Turns out that it can be difficult or even impossible to find a rental car in Europe with automatic transmission. In Paris perhaps, but in Chartres it was not an option.
Problem is: I have never driven a car with manual transmission. Judy has, so she became the designated driver. Of course, the last time she drove a stick shift was about thirty years ago, but we figured hey, it’s like riding a bicycle. Once you learn, you don’t forget.
So off we went. Unfortunately, by the time we had found the rental car agency and taken care of all the paperwork, it was rush hour. You wouldn’t think that a cathedral town would have a heavy rush hour, but Chartres is bordered by a number of industrial communities that generate considerable traffic.
So there was a lot of stop and go. And driving a manual transmission for the first time in three decades requires some re-orientation. Stop and go is not the best sort of traffic in which to get re-oriented to a stick shift.
The car stalled a lot. And when It wasn’t in the proper gear, it tended to make alarming noises that put me in mind of a cow in labor.
But the traffic wasn’t the only challenge. French roads are full of roundabouts. Because of this, you feel as if you are spending most of your time driving in circles.
This requires even more slowing down and speeding up, more stalling, more bellows from the bovine maternity ward. Plus it requires more decisions about which way to turn. Which is more difficult because you are dizzy from driving in circles.
I was doing my best to serve as navigator, but I couldn’t make sense of the map. And neither Judy nor I have the kind of composure behind the wheel required of, say, race car drivers. So we had a lot of panicky exchanges like this:
Judy: WHICH WAY DO I GO?!?
Me: I HAVE NO #@!%$ CLUE!
We revolved multiple times around several roundabouts, stalling and starting up again, like a little moon with unstable gravity. Finally, though, we got within sight of the A10, the highway that heads south towards our destination. At this point we noticed a burning smell. A burning smell that perhaps was related to the smoke billowing out from under the hood of our car.
So we pulled over to the side of the road and turned off the engine. We decided that we would stay there for a while, let the car cool down, and let our pulses return to normal. If the car was still smoking when we got back on the road, we would head back to the car rental office.
Fortunately, that turned out not to be necessary. After about 45 minutes we started up the car and got on to the A10. Judy was more comfortable changing gears, and we made it the rest of the way without smoke, flames, or explosions.
While on the road we did discover some important common ground between French and American cultures. In both countries, highways are a good place to find bad to mediocre food, something not easy to do in France.
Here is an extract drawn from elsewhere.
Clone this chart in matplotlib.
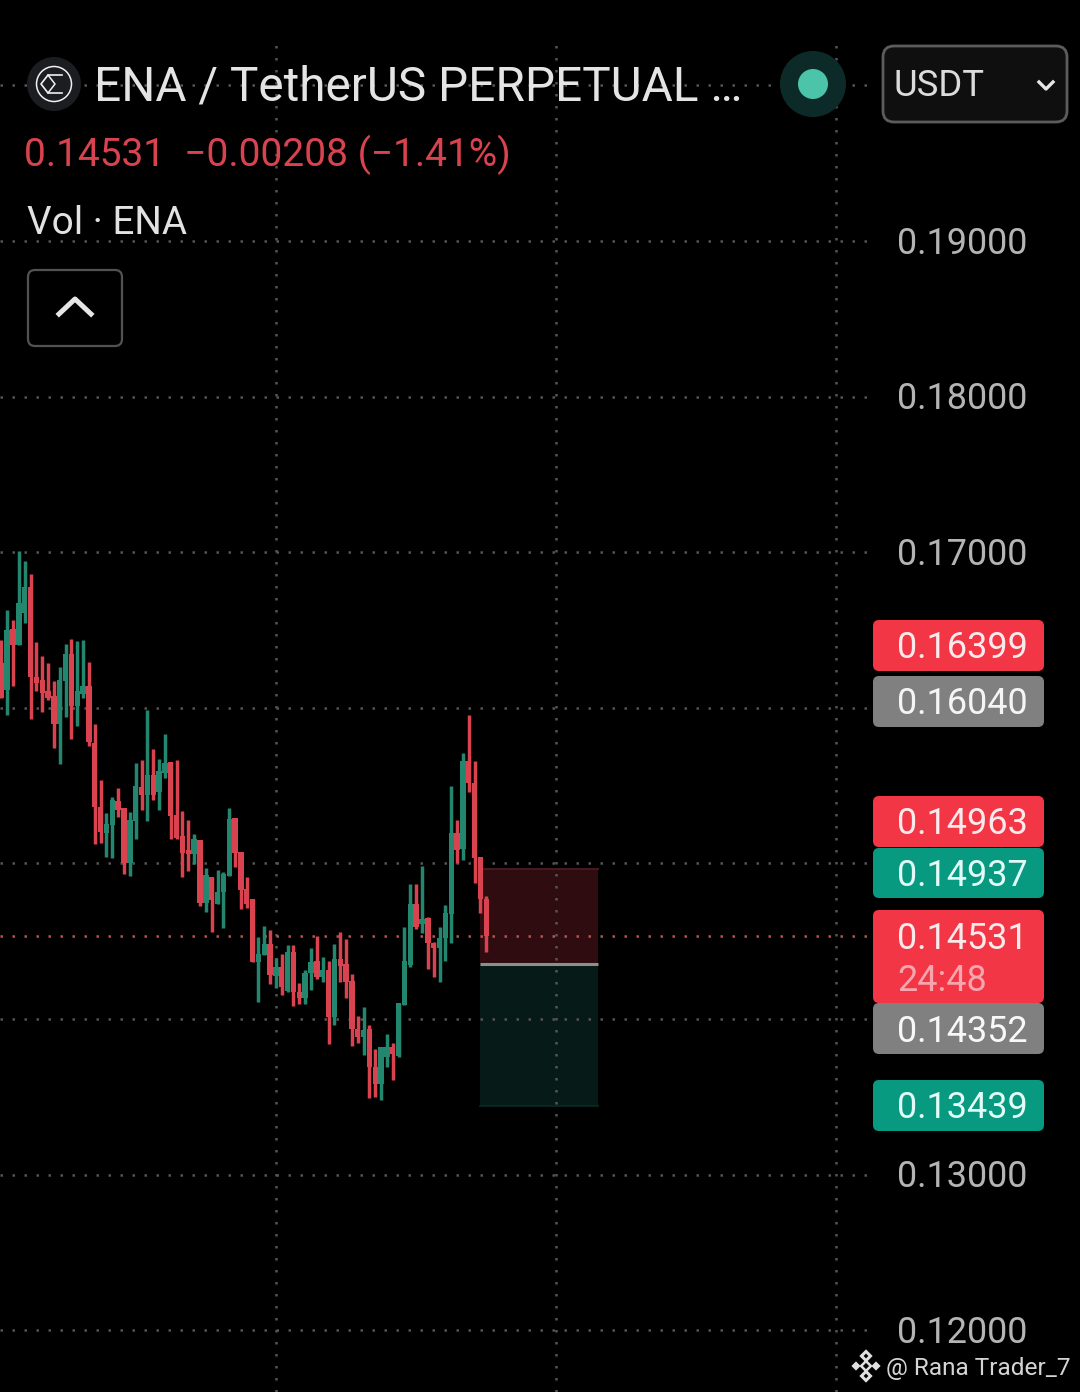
import matplotlib
matplotlib.use("Agg")
import matplotlib.pyplot as plt
from matplotlib.patches import FancyBboxPatch, Circle
from matplotlib.transforms import blended_transform_factory, offset_copy

plt.rcParams['font.family'] = ['Roboto', 'DejaVu Sans']
plt.rcParams['lines.scale_dashes'] = False

# Candles
opens = [.16289, .16116, .16508, .16405, .16611, .16778, .16199, .16180, .16109, .16077,
         .15897, .16174, .16347, .16013, .16090, .16141, .15775, .15364, .15197, .15248,
         .15402, .15357, .15004, .15274, .15492, .15441, .15569, .15460, .15582, .15653,
         .15312, .15177, .15087, .15062, .15152, .14747, .14914, .14740, .14817, .14920,
         .15293, .15075, .14837, .14772, .14368, .14413, .14483, .14278, .14335, .14181,
         .14432, .14175, .14136, .14297, .14374, .14271, .14316, .14014, .14387, .14355,
         .14245, .13937, .13886, .13937, .13693, .13583, .13757, .13821, .13763, .14091,
         .14348, .14740, .14612, .14650, .14490, .14458, .14522, .14676, .15197, .15094,
         .15659, .15518, .15042, .14772]
closes = [.16064, .16501, .16405, .16675, .16778, .16199, .16161, .16096, .16064, .15897,
          .16180, .16347, .16013, .16109, .16141, .15781, .15364, .15203, .15254, .15409,
          .15344, .15004, .15280, .15499, .15441, .15569, .15441, .15595, .15647, .15306,
          .15164, .15068, .15062, .15158, .14747, .14927, .14766, .14817, .14933, .15287,
          .15068, .14830, .14740, .14368, .14419, .14483, .14284, .14335, .14207, .14432,
          .14175, .14136, .14297, .14368, .14271, .14316, .14014, .14387, .14342, .14239,
          .13937, .13886, .13931, .13693, .13583, .13821, .13821, .13776, .14104, .14374,
          .14740, .14592, .14644, .14490, .14458, .14522, .14682, .15197, .15087, .15659,
          .15518, .15036, .14772, .14531]
highs = [.16437, .16630, .16566, .17009, .16945, .16861, .16424, .16334, .16289, .16174,
         .16264, .16411, .16443, .16431, .16437, .16296, .15897, .15537, .15325, .15428,
         .15486, .15357, .15332, .15647, .15666, .15987, .15736, .15672, .15833, .15653,
         .15666, .15338, .15280, .15190, .15152, .14972, .14914, .14959, .14946, .15357,
         .15293, .15075, .14914, .14772, .14528, .14599, .14573, .14393, .14419, .14477,
         .14477, .14233, .14316, .14458, .14535, .14400, .14374, .14483, .14560, .14515,
         .14290, .14020, .14078, .13963, .13808, .13821, .13905, .13847, .14104, .14592,
         .14869, .14869, .14985, .14657, .14496, .14592, .14734, .15499, .15280, .15711,
         .15955, .15659, .15042, .14792]
lows = [.16064, .15955, .16141, .16405, .16546, .15929, .16109, .15974, .16051, .15743,
        .15640, .15942, .15801, .15884, .16064, .15756, .15126, .15132, .15042, .15036,
        .15299, .14933, .14920, .15158, .15344, .15274, .15409, .15344, .15550, .15158,
        .15158, .14914, .14952, .14997, .14727, .14689, .14560, .14740, .14586, .14920,
        .14978, .14708, .14715, .14368, .14110, .14413, .14226, .14200, .14155, .14175,
        .14085, .14098, .14098, .14188, .14258, .14239, .13841, .13963, .14239, .14136,
        .13828, .13847, .13770, .13493, .13500, .13481, .13693, .13609, .13757, .14091,
        .14335, .14580, .14554, .14323, .14271, .14239, .14374, .14490, .15004, .15023,
        .15460, .14875, .14682, .14432]

grid_prices = [.20, .19, .18, .17, .16, .15, .14, .13, .12]
tick_prices = [.19, .18, .17, .13, .12]
last_price = .14531
stop_price = .14963
entry_price = .14352
target_price = .13439
box_start = 81.9
box_end = 102.1
grid_bars = [47.0, 94.9, 142.9]

# price badges: (label, colour, text colour, pixel top, pixel bottom)
badges = [("0.16399", "#f23645", "#fbeaec", 620, 671),
          ("0.16040", "#808080", "#f5f5f5", 676, 727),
          ("0.14963", "#f23645", "#fbeaec", 796, 847),
          ("0.14937", "#089981", "#e2fbf6", 848, 898),
          ("0.14531", "#f23645", "#fbeaec", 910, 1003),
          ("0.14352", "#808080", "#f8f8f8", 1003, 1054),
          ("0.13439", "#089981", "#e2fbf6", 1080, 1131)]

RED = "#d9434f"
GREEN = "#23876f"
BG = "#000000"
DOTS = (0, (1.8, 6.84))

fig = plt.figure(figsize=(10.8, 13.92), dpi=100, facecolor=BG)

# price chart, bar index against price
ax = fig.add_axes([0, 0, 1, 1], facecolor=BG)
ax.set_xlim(-0.2225, 184.6)
ax.set_ylim(0.11603, 0.20549)
ax.axis("off")

# flat overlay in screen pixels for the app's chrome
ui = fig.add_axes([0, 0, 1, 1], facecolor="none")
ui.set_xlim(0, 1080)
ui.set_ylim(1392, 0)
ui.axis("off")

price_tf = blended_transform_factory(ui.transData, ax.transData)
label_tf = offset_copy(price_tf, fig=fig, y=1.5, units="dots")

# position box
ax.fill_between([box_start, box_end], entry_price, stop_price, color="#2f0c10", lw=0, zorder=1)
ax.fill_between([box_start, box_end], target_price, entry_price, color="#061b18", lw=0, zorder=1)
ax.plot([box_start, box_end], [stop_price, stop_price], color="#4a1a1f", lw=1.4, zorder=1)
ax.plot([box_start, box_end], [target_price, target_price], color="#0b2a26", lw=1.2, zorder=1)
ax.plot([box_start, box_end], [entry_price, entry_price], color="#8e8e8e", lw=2.2, zorder=4, solid_capstyle="butt")

# grid
ax.hlines(grid_prices, 0, 868, transform=price_tf, colors="#555555", lw=1.8, linestyles=[DOTS], zorder=2)
for b in grid_bars:
    ax.plot([b, b], [0.11603, 0.2031], color="#555555", lw=1.8, ls=DOTS, zorder=2)
ax.hlines([last_price], 0, 868, transform=price_tf, colors="#b85450", lw=1.8, linestyles=[DOTS], zorder=2)

# candles
for i in range(len(opens)):
    col = GREEN if closes[i] >= opens[i] else RED
    ax.vlines(i, lows[i], highs[i], colors=col, lw=2.5, zorder=5)
    ax.bar(i, abs(closes[i] - opens[i]), bottom=min(opens[i], closes[i]), width=0.92, color=col, lw=0, zorder=5)

# axis labels
for p in tick_prices:
    ax.text(897, p, "%.5f" % p, transform=label_tf, color="#b4b4b4", fontsize=25.9, va="center_baseline", ha="left", zorder=7)

# badges
for label, fc, tc, top, bottom in badges:
    ui.add_patch(FancyBboxPatch((877, top + 4), 163, bottom - top - 8, boxstyle="round,pad=4,rounding_size=6",
                                fc=fc, ec="none", zorder=8))
    tall = bottom - top > 60
    y = top + 25 if tall else (top + bottom) / 2 - 1
    ui.text(897, y, label, color=tc, fontsize=25.9, va="center_baseline", ha="left", zorder=9)
ui.text(897, 977, "24:48", color="#f7a6ae", fontsize=25.9, va="center_baseline", ha="left", zorder=9)

# header
ui.add_patch(Circle((54, 84), 27, fc="#1b1d21", ec="none", zorder=8))
ui.add_patch(Circle((54, 84), 17.5, fc="none", ec="#f0f0f0", lw=1.1, zorder=9))
ui.plot([62, 48, 41, 48, 62], [75, 75, 84, 93, 93], color="#f0f0f0", lw=1.2, zorder=9)
ui.plot([48, 55, 48], [75, 84, 93], color="#f0f0f0", lw=1.1, zorder=9)
ui.text(94, 83, "ENA / TetherUS PERPETUAL …", color="#e4e4e4", fontsize=34.4, va="center_baseline", ha="left", zorder=9)
ui.text(24, 150.5, "0.14531  −0.00208 (−1.41%)", color=RED, fontsize=28, va="center_baseline", ha="left", zorder=9)
ui.text(27, 219.5, "Vol · ENA", color="#e2e2e2", fontsize=27.8, va="center_baseline", ha="left", zorder=9)

# collapse button
ui.add_patch(FancyBboxPatch((33, 275), 84, 66, boxstyle="round,pad=5,rounding_size=7",
                            fc=BG, ec="#525252", lw=1.6, zorder=8))
ui.plot([59, 75, 91], [314, 299, 314], color="#e6e6e6", lw=3.6, zorder=9)

# status dot and currency selector
ui.add_patch(Circle((813, 84), 33, fc="#0c2b28", ec="none", zorder=8))
ui.add_patch(Circle((813, 84), 15, fc="#4cc4a9", ec="none", zorder=9))
ui.add_patch(FancyBboxPatch((890, 53), 170, 62, boxstyle="round,pad=7,rounding_size=11",
                            fc="#0f0f0f", ec="#5c5c5c", lw=2.0, zorder=8))
ui.text(894, 82.5, "USDT", color="#dcdcdc", fontsize=26.2, va="center_baseline", ha="left", zorder=9)
ui.plot([1039, 1046, 1053], [82, 89, 82], color="#e6e6e6", lw=2.4, zorder=9)

# watermark
ui.scatter([866, 856, 876, 866, 866], [1366, 1366, 1366, 1356, 1376], marker="D",
           s=[46, 22, 22, 46, 46], color="#e0e0e0", lw=0, zorder=9)
ui.scatter([866, 866, 866], [1366, 1356, 1376], marker="D", s=[10, 6, 6], color=BG, lw=0, zorder=10)
ui.text(886, 1365.5, "@ Rana Trader_7", color="#d4d4d4", fontsize=17.6, va="center_baseline", ha="left", zorder=9)

fig.savefig("out.png", dpi=100, facecolor=BG)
In this case, the source of the food was a French chain called The Buffalo Grill. The Buffalo Grill is clearly aimed at harassed French parents who have been stuck in the car with their kids for too many hours. It has a Wild West theme that would probably inspire protest rallies in some parts of the USA. For a little taste, here’s a picture of the plastic teepee/playhouse adjoining the restaurant.
The remainder of our driving experiences in France were uneventful. Fortunately we were able to leave the car in Amboise and take the train back to Paris.
For those of you who are American, have you ever tried driving in Europe? And for the Europeans, have you ever rented a car in the USA? Was it a challenging experience?